Orioles’ projected 2026 lineup is the kind of glow-up fans begged for
Projected Orioles 2026 lineup
- 2B Jackson Holliday
- 3B Jordan Westburg
- SS Gunnar Henderson
- 1B Pete Alonso
- C Adley Rutschman
- LF Taylor Ward
- CF Colton Cowser
- RF Tyler O’Neill
- DH Samuel Basallo
Orioles 2025 Opening Day lineup
- LF Colton Cowser
- C Adley Rutschman
- 2B Jordan Westburg
- DH Ryan O’Hearn
- RF Tyler O’Neill
- 1B Ryan Mountcastle
- CF Cedric Mullins
- 3B Ramón Urías
- SS Jackson Holliday
Two lineups. Two different worlds.
The 2025 lineup wasn’t a bunch of nobodies. It had its pieces. But it also had too many “conditional” bats. Guys who work if the matchup is right, if they’re hot, or if you can hide them in the order.

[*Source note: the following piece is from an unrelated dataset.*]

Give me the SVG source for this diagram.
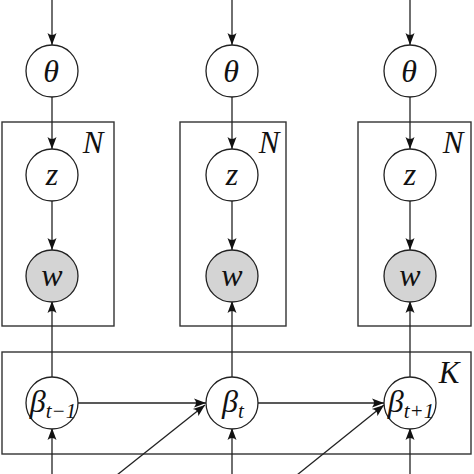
<svg xmlns="http://www.w3.org/2000/svg" width="474" height="474" viewBox="0 0 474 474">
<style>
.edge{stroke:#222;stroke-width:1.3;fill:none}
.node{stroke:#222;stroke-width:1.3;fill:#fff}
.obs{fill:#d4d4d4}
.plate{stroke:#333;stroke-width:1.4;fill:none}
.lbl{font-family:"Liberation Serif","DejaVu Serif",serif;font-style:italic;font-size:32px;fill:#111;text-anchor:middle}
.big{font-size:31px}
.sub{font-size:21px}
</style>
<defs>
<marker id="ah" viewBox="-13 -6 14 12" refX="0" refY="0" markerWidth="14" markerHeight="12" markerUnits="userSpaceOnUse" orient="auto">
<path d="M0,0 L-12,-4.5 Q-8,0 -12,4.5 Z" fill="#111"/>
</marker>
</defs>
<rect x="0" y="0" width="474" height="474" fill="#fff"/>
<g id="plates">
<rect class="plate" x="2" y="122" width="112" height="204"/>
<rect class="plate" x="180" y="122" width="106" height="204"/>
<rect class="plate" x="358" y="122" width="113" height="204"/>
<rect class="plate" x="2" y="352" width="469" height="102"/>
<text class="lbl big" x="93" y="153">N</text>
<text class="lbl big" x="269" y="153">N</text>
<text class="lbl big" x="453" y="153">N</text>
<text class="lbl big" x="449" y="383">K</text>
</g>
<g id="connectors">
<line class="edge" x1="52" y1="0" x2="52" y2="45" marker-end="url(#ah)"/>
<line class="edge" x1="232" y1="0" x2="232" y2="45" marker-end="url(#ah)"/>
<line class="edge" x1="410" y1="0" x2="410" y2="45" marker-end="url(#ah)"/>
<line class="edge" x1="52" y1="97" x2="52" y2="149" marker-end="url(#ah)"/>
<line class="edge" x1="232" y1="97" x2="232" y2="149" marker-end="url(#ah)"/>
<line class="edge" x1="410" y1="97" x2="410" y2="149" marker-end="url(#ah)"/>
<line class="edge" x1="52" y1="201" x2="52" y2="250" marker-end="url(#ah)"/>
<line class="edge" x1="232" y1="201" x2="232" y2="250" marker-end="url(#ah)"/>
<line class="edge" x1="410" y1="201" x2="410" y2="250" marker-end="url(#ah)"/>
<line class="edge" x1="52" y1="377" x2="52" y2="301" marker-end="url(#ah)"/>
<line class="edge" x1="232" y1="377" x2="232" y2="301" marker-end="url(#ah)"/>
<line class="edge" x1="410" y1="377" x2="410" y2="301" marker-end="url(#ah)"/>
<line class="edge" x1="52" y1="474" x2="52" y2="428" marker-end="url(#ah)"/>
<line class="edge" x1="232" y1="474" x2="232" y2="428" marker-end="url(#ah)"/>
<line class="edge" x1="410" y1="474" x2="410" y2="428" marker-end="url(#ah)"/>
<line class="edge" x1="78" y1="403" x2="206" y2="403" marker-end="url(#ah)"/>
<line class="edge" x1="257" y1="403" x2="384" y2="403" marker-end="url(#ah)"/>
<line class="edge" x1="117" y1="475" x2="205" y2="405" marker-end="url(#ah)"/>
<line class="edge" x1="297" y1="475" x2="384" y2="405" marker-end="url(#ah)"/>
</g>
<g id="theta1"><circle class="node" cx="52" cy="71" r="26"/><text class="lbl" x="51" y="82">θ</text></g>
<g id="theta2"><circle class="node" cx="232" cy="71" r="26"/><text class="lbl" x="231" y="82">θ</text></g>
<g id="theta3"><circle class="node" cx="410" cy="71" r="26"/><text class="lbl" x="409" y="82">θ</text></g>
<g id="z1"><circle class="node" cx="52" cy="175" r="26"/><text class="lbl" x="52" y="185">z</text></g>
<g id="z2"><circle class="node" cx="232" cy="175" r="26"/><text class="lbl" x="232" y="185">z</text></g>
<g id="z3"><circle class="node" cx="410" cy="175" r="26"/><text class="lbl" x="410" y="185">z</text></g>
<g id="w1"><circle class="node obs" cx="52" cy="276" r="26"/><text class="lbl" x="52" y="286">w</text></g>
<g id="w2"><circle class="node obs" cx="232" cy="276" r="26"/><text class="lbl" x="232" y="286">w</text></g>
<g id="w3"><circle class="node obs" cx="410" cy="276" r="26"/><text class="lbl" x="410" y="286">w</text></g>
<g id="beta_tm1"><circle class="node" cx="52" cy="403" r="26"/><text class="lbl" x="53" y="412">β<tspan class="sub" dy="6">t−1</tspan></text></g>
<g id="beta_t"><circle class="node" cx="232" cy="403" r="26"/><text class="lbl" x="233" y="412">β<tspan class="sub" dy="6">t</tspan></text></g>
<g id="beta_tp1"><circle class="node" cx="410" cy="403" r="26"/><text class="lbl" x="411" y="412">β<tspan class="sub" dy="6">t+1</tspan></text></g>
</svg>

When your DH is Ryan O’Hearn and your third baseman is Ramón Urías, you’re not doomed. You’re just… limited. And a small reminder when you look back at that 2025 Opening Day card: Gunnar Henderson wasn’t in it because he was hurt. That matters, because it left a crater where the lineup’s tone-setter is supposed to be.
Why the Orioles’ projected 2026 order is a massive step up from 2025
Alonso is the lineup’s statement signing
This is the kind of move that changes how teams have to pitch you. The 2025 version could be worked around. The 2026 version has a middle that actually bites back. Put Henderson–Alonso–Rutschman together and pitchers can’t just dance around any of them and pray the inning ends.
Henderson being healthy flips the identity
Henderson's the guy who makes starters speed up because the margin for error basically vanishes. You could feel the hole left in the 2025 Opening Day Lineup. Put a healthy version of him back and suddenly the Orioles aren’t trying to MacGyver runs together.
Basallo at DH is a ceiling play
O’Hearn at DH is fine. Basallo at DH is the Orioles saying, “let’s not play it safe.” Will there be rookie chaos? Probably. But contenders can live with that if the upside is loud enough.
Ward is the glue that keeps pressure on.
He’s not the splashiest headline guy, but he’s the kind of hitter who keeps innings alive. Put him in the back half and you’re not just handing pitchers free outs anymore. You’re making them throw real pitches as he keeps pressure on until the guy on the mound breaks. Look at the back half of that projected 2026 lineup: Ward, Cowser, O’Neill, Basallo. That’s quite the way to turn the lineup over.
Are there still questions? Sure. O’Neill’s health is always part of the deal. Basallo has to prove he’s ready. The outfield logjam has to sort itself out, and there’s still a real “where do Mayo and Mountcastle fit?” conversation if Alonso is planted at first.
But those are good problems to have if you’re looking to contend. The main point is simple: the 2026 projected Orioles lineup isn’t a tweak. It’s a statement.